Il est légitime de s'interroger sur la raison de la persistance de cet écart. Une hypothèse tient au profil même de nombreux décideurs politiques, dont les parcours universitaires et professionnels sont souvent éloignés des contextes artistiques ou culturels. Le manque d'expérience personnelle en lien avec les pratiques artistiques peut conditionner la perception de leur pertinence sociale. Une autre explication possible tient à une vision instrumentale de la culture, comprise comme accessoire et non comme le fondement du développement intellectuel et civique. Dans ce cas, l'éducation artistique n'est pas perçue comme un élément du système éducatif du pays, mais comme un « plus », et ses impacts, aussi évidents soient-ils sur le terrain, ne sont pas pris en compte dans les priorités nationales.
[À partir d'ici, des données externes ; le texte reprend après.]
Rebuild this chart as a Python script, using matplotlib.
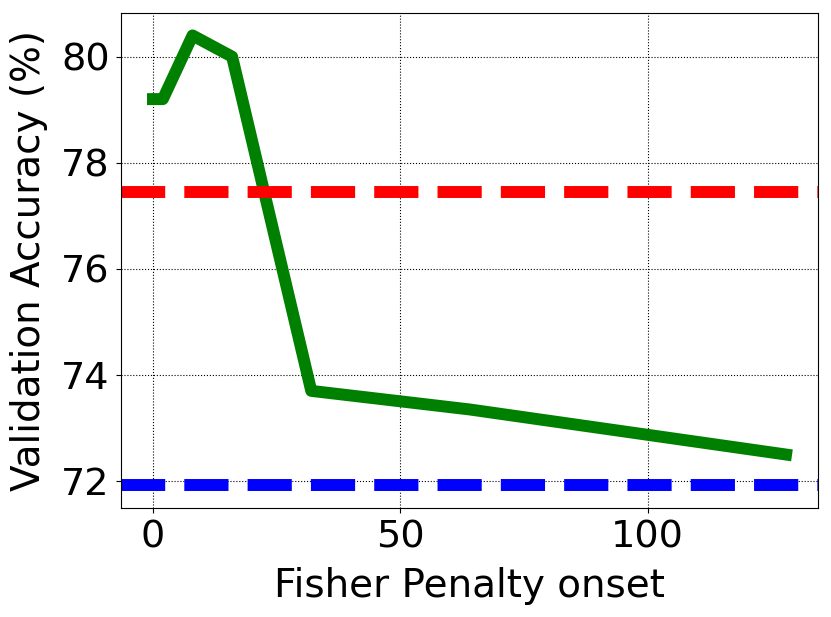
import matplotlib
matplotlib.use("Agg")
from matplotlib import pyplot as plt

onset = [0, 2, 8, 16, 32, 64, 128]
accuracy = [79.2, 79.2, 80.4, 80.0, 73.7, 73.35, 72.5]
baseline_red = 77.45
baseline_blue = 71.92

fig, ax = plt.subplots(figsize=(8.31, 6.17), dpi=100)
fig.subplots_adjust(left=0.146, right=0.984, top=0.979, bottom=0.177)

ax.plot(onset, accuracy, color="green", linewidth=8.6)
ax.axhline(baseline_red, color="red", linestyle="--", linewidth=8.6)
ax.axhline(baseline_blue, color="blue", linestyle="--", linewidth=8.6)
ax.plot([onset[0], onset[-1]], [baseline_blue, baseline_blue], alpha=0)

ax.grid(color="black", linestyle=":", linewidth=0.8)
ax.tick_params(labelsize=27.5, pad=5)
ax.set_xlabel("Fisher Penalty onset", fontsize=28, labelpad=8)
ax.set_ylabel("Validation Accuracy (%)", fontsize=28, labelpad=9)
ax.set_xticks([0, 50, 100])
ax.set_yticks([72, 74, 76, 78, 80])

fig.savefig("out.png")
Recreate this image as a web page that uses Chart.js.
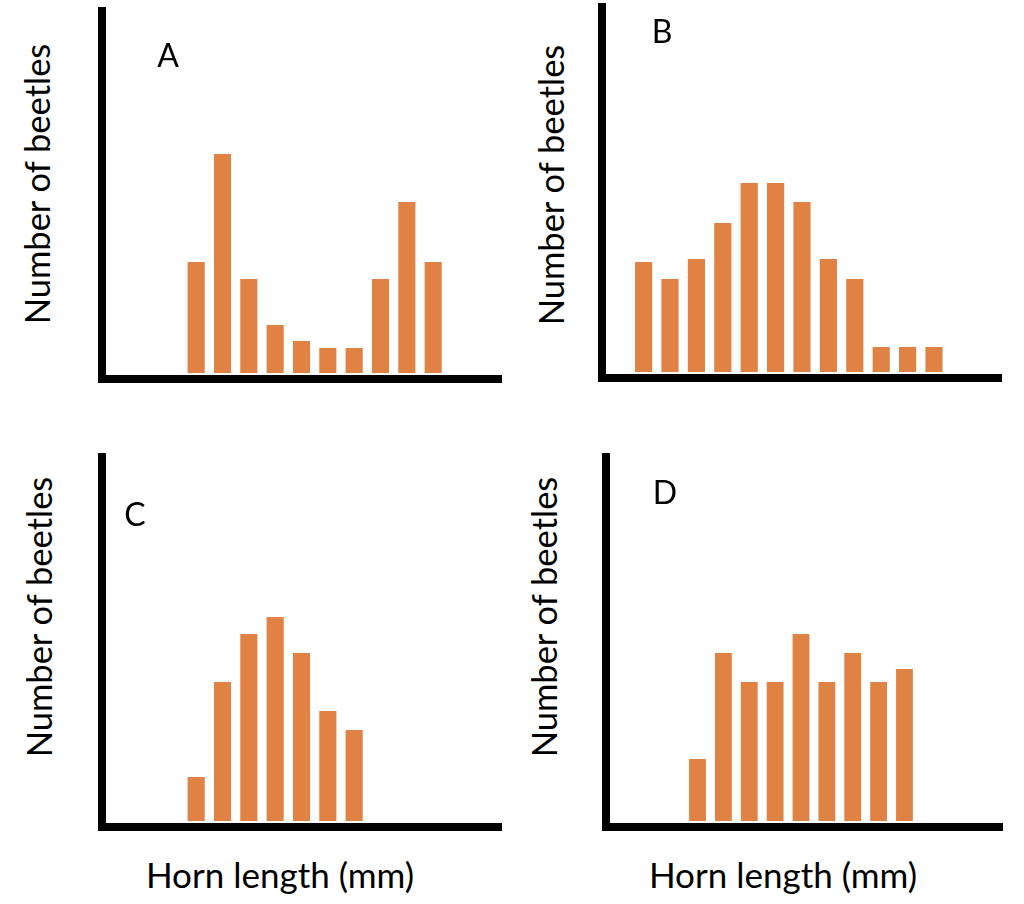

Il est également important de reconnaître que les résultats obtenus par les écoles EAE – le lent développement des habitudes culturelles, la transformation progressive des publics, le développement artistique des territoires – ne génèrent pas l'impact médiatique qui motive généralement le discours politique. Il n'y a pas de chiffres faciles à présenter, pas d'impact immédiat, ni d'événements majeurs médiatisés. Il y a continuité, cohérence et présence, mais rarement des gros titres.
Cet écart ne résulte pas nécessairement d'un désintérêt délibéré. Il pourrait simplement provenir de l'ignorance. Mais quelle qu'en soit la cause, les conséquences sont réelles : un manque de soutien, une visibilité institutionnelle limitée et un isolement qui compromet le plein potentiel des écoles d'art en tant qu'agents de développement culturel. Le travail qu'elles accomplissent en marge n'atteint pas le centre, et les décisions de ce dernier ne répondent pas aux réalités de ces marges.
Rééquilibrer cette relation nécessite une présence politique et médiatique différente. Cela nécessite de reconnaître les réalités du terrain, de leur donner une voix et une légitimité institutionnelle. Cela exige également que les responsables des écoles de l'EAE disposent d'un espace pour participer au débat public sur la culture et l'éducation, non pas en tant que représentants d'une niche, mais en tant qu'acteurs d'une politique territoriale et citoyenne. Car c'est ce qu'ils sont, même s'ils ne sont pas toujours traités comme tels.